**WHAT THE EXERCISE ASKS:** Copy out all lines that hold "matplotlib".

* Begin PROVIDED MATERIAL *

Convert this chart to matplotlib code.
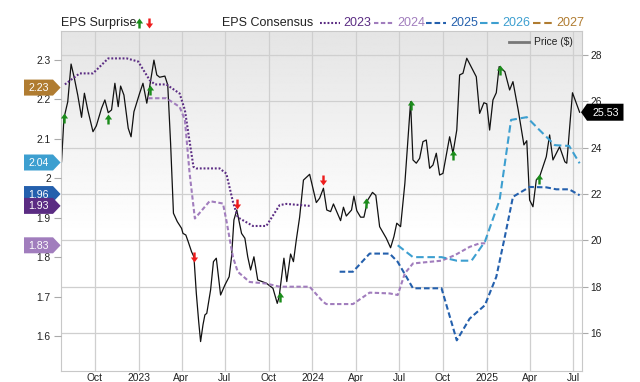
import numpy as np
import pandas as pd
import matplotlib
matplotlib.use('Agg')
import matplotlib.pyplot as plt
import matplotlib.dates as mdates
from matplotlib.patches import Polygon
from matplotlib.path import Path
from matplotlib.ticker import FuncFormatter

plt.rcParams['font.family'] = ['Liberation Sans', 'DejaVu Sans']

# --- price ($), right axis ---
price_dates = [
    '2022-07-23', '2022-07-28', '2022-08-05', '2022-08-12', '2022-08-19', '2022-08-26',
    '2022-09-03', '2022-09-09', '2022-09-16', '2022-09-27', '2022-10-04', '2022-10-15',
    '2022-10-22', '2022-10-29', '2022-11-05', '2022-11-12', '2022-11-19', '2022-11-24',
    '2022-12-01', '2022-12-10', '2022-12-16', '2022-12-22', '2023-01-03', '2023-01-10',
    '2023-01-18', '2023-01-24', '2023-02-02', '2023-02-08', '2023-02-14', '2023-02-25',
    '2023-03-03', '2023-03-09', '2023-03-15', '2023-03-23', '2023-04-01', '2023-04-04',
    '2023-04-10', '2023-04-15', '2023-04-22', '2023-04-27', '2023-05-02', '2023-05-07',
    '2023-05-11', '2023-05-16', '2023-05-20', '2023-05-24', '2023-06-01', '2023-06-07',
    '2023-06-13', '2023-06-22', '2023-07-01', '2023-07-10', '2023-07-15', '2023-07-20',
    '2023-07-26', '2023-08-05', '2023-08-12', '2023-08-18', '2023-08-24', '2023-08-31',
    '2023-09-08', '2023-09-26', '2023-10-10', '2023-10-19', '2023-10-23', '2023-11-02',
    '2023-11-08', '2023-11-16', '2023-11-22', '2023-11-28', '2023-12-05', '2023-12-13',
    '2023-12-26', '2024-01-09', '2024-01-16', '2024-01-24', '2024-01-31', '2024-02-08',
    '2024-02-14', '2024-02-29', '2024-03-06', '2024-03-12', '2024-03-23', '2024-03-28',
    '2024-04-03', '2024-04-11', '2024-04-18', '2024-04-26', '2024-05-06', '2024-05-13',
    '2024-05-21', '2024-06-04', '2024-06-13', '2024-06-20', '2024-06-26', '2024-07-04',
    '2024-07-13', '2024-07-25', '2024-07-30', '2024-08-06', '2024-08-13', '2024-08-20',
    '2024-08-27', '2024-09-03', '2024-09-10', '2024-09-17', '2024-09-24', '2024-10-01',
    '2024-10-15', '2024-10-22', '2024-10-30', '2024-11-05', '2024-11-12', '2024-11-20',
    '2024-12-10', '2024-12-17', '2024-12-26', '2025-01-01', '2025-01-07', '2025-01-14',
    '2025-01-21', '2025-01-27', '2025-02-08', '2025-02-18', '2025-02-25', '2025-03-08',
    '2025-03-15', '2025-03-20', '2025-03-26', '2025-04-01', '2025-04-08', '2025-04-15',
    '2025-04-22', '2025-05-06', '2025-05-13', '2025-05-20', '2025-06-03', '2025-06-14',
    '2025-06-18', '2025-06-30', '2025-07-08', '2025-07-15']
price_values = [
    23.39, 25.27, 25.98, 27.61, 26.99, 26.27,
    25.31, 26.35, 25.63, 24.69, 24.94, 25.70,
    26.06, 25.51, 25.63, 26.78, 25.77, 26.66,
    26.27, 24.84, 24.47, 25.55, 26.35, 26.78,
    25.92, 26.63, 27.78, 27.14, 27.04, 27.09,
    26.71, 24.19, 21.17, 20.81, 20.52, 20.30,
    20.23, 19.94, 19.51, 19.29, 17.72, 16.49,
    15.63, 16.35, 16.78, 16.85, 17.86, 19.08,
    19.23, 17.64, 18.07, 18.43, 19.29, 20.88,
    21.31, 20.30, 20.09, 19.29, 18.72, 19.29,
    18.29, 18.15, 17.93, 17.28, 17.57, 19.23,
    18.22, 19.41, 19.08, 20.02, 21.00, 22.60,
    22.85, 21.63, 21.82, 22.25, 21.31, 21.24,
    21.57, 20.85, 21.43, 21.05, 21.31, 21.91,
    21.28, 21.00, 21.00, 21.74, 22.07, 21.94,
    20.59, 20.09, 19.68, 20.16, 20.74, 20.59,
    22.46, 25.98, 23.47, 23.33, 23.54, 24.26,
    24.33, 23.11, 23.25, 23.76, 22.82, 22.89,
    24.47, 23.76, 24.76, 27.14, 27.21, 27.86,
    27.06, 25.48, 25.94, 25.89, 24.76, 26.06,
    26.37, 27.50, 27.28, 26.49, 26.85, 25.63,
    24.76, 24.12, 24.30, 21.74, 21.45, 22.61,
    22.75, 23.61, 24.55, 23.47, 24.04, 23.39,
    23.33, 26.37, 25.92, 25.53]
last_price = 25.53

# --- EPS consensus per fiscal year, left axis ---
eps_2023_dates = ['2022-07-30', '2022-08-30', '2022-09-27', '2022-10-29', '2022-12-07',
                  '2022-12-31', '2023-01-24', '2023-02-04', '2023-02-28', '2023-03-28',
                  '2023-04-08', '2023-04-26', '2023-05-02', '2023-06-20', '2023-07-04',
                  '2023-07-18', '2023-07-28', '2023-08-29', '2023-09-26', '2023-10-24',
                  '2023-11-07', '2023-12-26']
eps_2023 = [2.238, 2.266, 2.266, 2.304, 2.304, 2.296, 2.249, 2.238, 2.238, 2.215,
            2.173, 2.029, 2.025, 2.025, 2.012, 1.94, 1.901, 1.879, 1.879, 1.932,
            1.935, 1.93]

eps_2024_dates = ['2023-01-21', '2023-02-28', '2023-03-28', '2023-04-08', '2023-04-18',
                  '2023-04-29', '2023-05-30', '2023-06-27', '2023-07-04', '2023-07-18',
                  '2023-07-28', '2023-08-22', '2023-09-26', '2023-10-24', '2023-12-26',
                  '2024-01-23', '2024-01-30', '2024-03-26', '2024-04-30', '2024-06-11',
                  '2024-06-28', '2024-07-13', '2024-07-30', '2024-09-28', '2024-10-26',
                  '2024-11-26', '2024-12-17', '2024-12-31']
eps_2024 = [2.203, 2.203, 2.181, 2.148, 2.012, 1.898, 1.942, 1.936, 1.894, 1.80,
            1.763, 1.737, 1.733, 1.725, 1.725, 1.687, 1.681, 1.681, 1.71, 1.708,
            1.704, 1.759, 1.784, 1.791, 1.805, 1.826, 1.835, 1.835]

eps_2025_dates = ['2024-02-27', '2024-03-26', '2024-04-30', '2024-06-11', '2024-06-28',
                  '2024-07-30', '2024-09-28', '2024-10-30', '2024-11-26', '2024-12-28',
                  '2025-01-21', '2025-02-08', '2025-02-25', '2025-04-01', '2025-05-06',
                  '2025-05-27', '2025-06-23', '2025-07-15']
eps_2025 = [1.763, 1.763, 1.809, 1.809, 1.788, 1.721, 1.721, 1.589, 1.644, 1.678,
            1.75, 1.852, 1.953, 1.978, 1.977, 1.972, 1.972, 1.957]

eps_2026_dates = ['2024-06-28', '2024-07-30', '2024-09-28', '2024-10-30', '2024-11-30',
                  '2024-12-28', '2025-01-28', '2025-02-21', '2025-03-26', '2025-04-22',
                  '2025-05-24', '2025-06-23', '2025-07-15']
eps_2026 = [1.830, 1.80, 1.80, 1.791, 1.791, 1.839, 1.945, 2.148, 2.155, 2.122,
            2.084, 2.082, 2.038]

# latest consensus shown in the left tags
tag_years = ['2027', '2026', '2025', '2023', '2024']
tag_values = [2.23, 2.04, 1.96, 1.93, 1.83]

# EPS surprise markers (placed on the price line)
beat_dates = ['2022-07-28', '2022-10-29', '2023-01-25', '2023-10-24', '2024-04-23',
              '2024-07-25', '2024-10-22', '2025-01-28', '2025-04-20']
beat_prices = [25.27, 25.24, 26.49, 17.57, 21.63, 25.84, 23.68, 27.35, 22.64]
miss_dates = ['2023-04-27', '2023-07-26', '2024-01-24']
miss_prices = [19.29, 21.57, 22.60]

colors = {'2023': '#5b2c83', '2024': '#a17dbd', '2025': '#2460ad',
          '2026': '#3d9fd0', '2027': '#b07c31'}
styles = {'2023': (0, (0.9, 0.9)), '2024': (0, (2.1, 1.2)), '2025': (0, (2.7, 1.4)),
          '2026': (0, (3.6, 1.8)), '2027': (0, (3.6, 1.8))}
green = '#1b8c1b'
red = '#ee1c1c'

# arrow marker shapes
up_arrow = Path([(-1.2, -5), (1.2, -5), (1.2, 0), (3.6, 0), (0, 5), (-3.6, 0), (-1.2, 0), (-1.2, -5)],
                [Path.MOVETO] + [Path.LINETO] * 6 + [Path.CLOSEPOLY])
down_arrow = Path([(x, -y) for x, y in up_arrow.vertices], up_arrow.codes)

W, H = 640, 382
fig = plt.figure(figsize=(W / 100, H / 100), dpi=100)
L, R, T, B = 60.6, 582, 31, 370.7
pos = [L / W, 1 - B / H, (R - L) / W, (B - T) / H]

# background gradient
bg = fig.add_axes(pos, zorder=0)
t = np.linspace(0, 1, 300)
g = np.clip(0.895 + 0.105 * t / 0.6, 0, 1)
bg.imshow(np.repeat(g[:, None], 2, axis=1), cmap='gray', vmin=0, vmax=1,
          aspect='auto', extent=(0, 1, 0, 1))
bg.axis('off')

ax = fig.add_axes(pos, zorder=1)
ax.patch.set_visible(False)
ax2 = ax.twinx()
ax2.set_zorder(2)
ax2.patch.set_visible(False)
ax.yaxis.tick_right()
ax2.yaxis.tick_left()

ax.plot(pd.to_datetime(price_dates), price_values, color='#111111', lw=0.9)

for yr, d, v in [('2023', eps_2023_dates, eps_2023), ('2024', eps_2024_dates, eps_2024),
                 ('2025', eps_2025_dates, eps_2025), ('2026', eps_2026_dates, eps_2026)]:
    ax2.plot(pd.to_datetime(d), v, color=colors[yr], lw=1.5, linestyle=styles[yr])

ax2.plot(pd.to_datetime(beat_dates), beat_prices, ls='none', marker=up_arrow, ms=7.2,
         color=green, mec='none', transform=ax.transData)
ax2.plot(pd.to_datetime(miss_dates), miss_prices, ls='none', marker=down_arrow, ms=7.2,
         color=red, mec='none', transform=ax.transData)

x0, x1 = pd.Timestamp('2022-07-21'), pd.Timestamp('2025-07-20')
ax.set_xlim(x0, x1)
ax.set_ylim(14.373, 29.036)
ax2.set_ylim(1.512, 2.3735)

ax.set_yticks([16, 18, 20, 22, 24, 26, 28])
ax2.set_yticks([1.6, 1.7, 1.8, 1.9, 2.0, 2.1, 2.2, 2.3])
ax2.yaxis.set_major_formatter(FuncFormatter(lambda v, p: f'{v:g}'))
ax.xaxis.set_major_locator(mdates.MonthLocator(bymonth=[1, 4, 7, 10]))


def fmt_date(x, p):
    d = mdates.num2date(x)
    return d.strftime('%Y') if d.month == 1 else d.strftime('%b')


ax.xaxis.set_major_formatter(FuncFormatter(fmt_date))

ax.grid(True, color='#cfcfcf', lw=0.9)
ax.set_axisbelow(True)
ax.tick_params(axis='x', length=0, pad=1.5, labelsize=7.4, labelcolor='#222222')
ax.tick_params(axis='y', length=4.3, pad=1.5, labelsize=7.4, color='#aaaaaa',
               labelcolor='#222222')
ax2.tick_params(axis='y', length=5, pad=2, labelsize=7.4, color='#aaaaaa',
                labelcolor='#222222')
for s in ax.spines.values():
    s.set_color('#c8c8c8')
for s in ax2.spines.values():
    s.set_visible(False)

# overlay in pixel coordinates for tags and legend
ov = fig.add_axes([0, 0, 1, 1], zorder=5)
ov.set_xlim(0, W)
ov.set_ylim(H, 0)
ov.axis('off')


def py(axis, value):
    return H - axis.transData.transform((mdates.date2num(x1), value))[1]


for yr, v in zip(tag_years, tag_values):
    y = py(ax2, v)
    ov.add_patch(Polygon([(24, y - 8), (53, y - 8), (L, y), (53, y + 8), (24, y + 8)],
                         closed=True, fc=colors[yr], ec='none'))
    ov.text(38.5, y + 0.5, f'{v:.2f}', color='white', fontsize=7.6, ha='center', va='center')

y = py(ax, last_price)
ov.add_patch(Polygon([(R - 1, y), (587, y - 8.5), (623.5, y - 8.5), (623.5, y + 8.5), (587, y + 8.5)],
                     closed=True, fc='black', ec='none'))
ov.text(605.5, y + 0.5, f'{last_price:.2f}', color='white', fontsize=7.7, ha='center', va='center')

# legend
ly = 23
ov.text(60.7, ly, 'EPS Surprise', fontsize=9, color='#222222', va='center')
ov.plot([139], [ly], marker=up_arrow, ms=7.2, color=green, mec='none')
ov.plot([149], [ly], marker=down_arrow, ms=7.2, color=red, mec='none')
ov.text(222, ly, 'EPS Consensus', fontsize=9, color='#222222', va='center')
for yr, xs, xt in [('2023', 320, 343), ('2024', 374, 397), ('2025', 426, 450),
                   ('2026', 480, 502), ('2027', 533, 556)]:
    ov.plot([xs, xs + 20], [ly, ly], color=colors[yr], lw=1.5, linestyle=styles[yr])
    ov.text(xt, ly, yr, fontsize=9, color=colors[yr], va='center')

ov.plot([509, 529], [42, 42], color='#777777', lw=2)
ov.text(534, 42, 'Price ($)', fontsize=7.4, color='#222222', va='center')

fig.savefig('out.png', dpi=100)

* End PROVIDED MATERIAL *

**WRITTEN RESPONSE:**
Convert this chart to matplotlib code.
import matplotlib
matplotlib.use('Agg')
import matplotlib.pyplot as plt
import matplotlib.dates as mdates
from matplotlib.patches import Polygon
from matplotlib.path import Path
from matplotlib.ticker import FuncFormatter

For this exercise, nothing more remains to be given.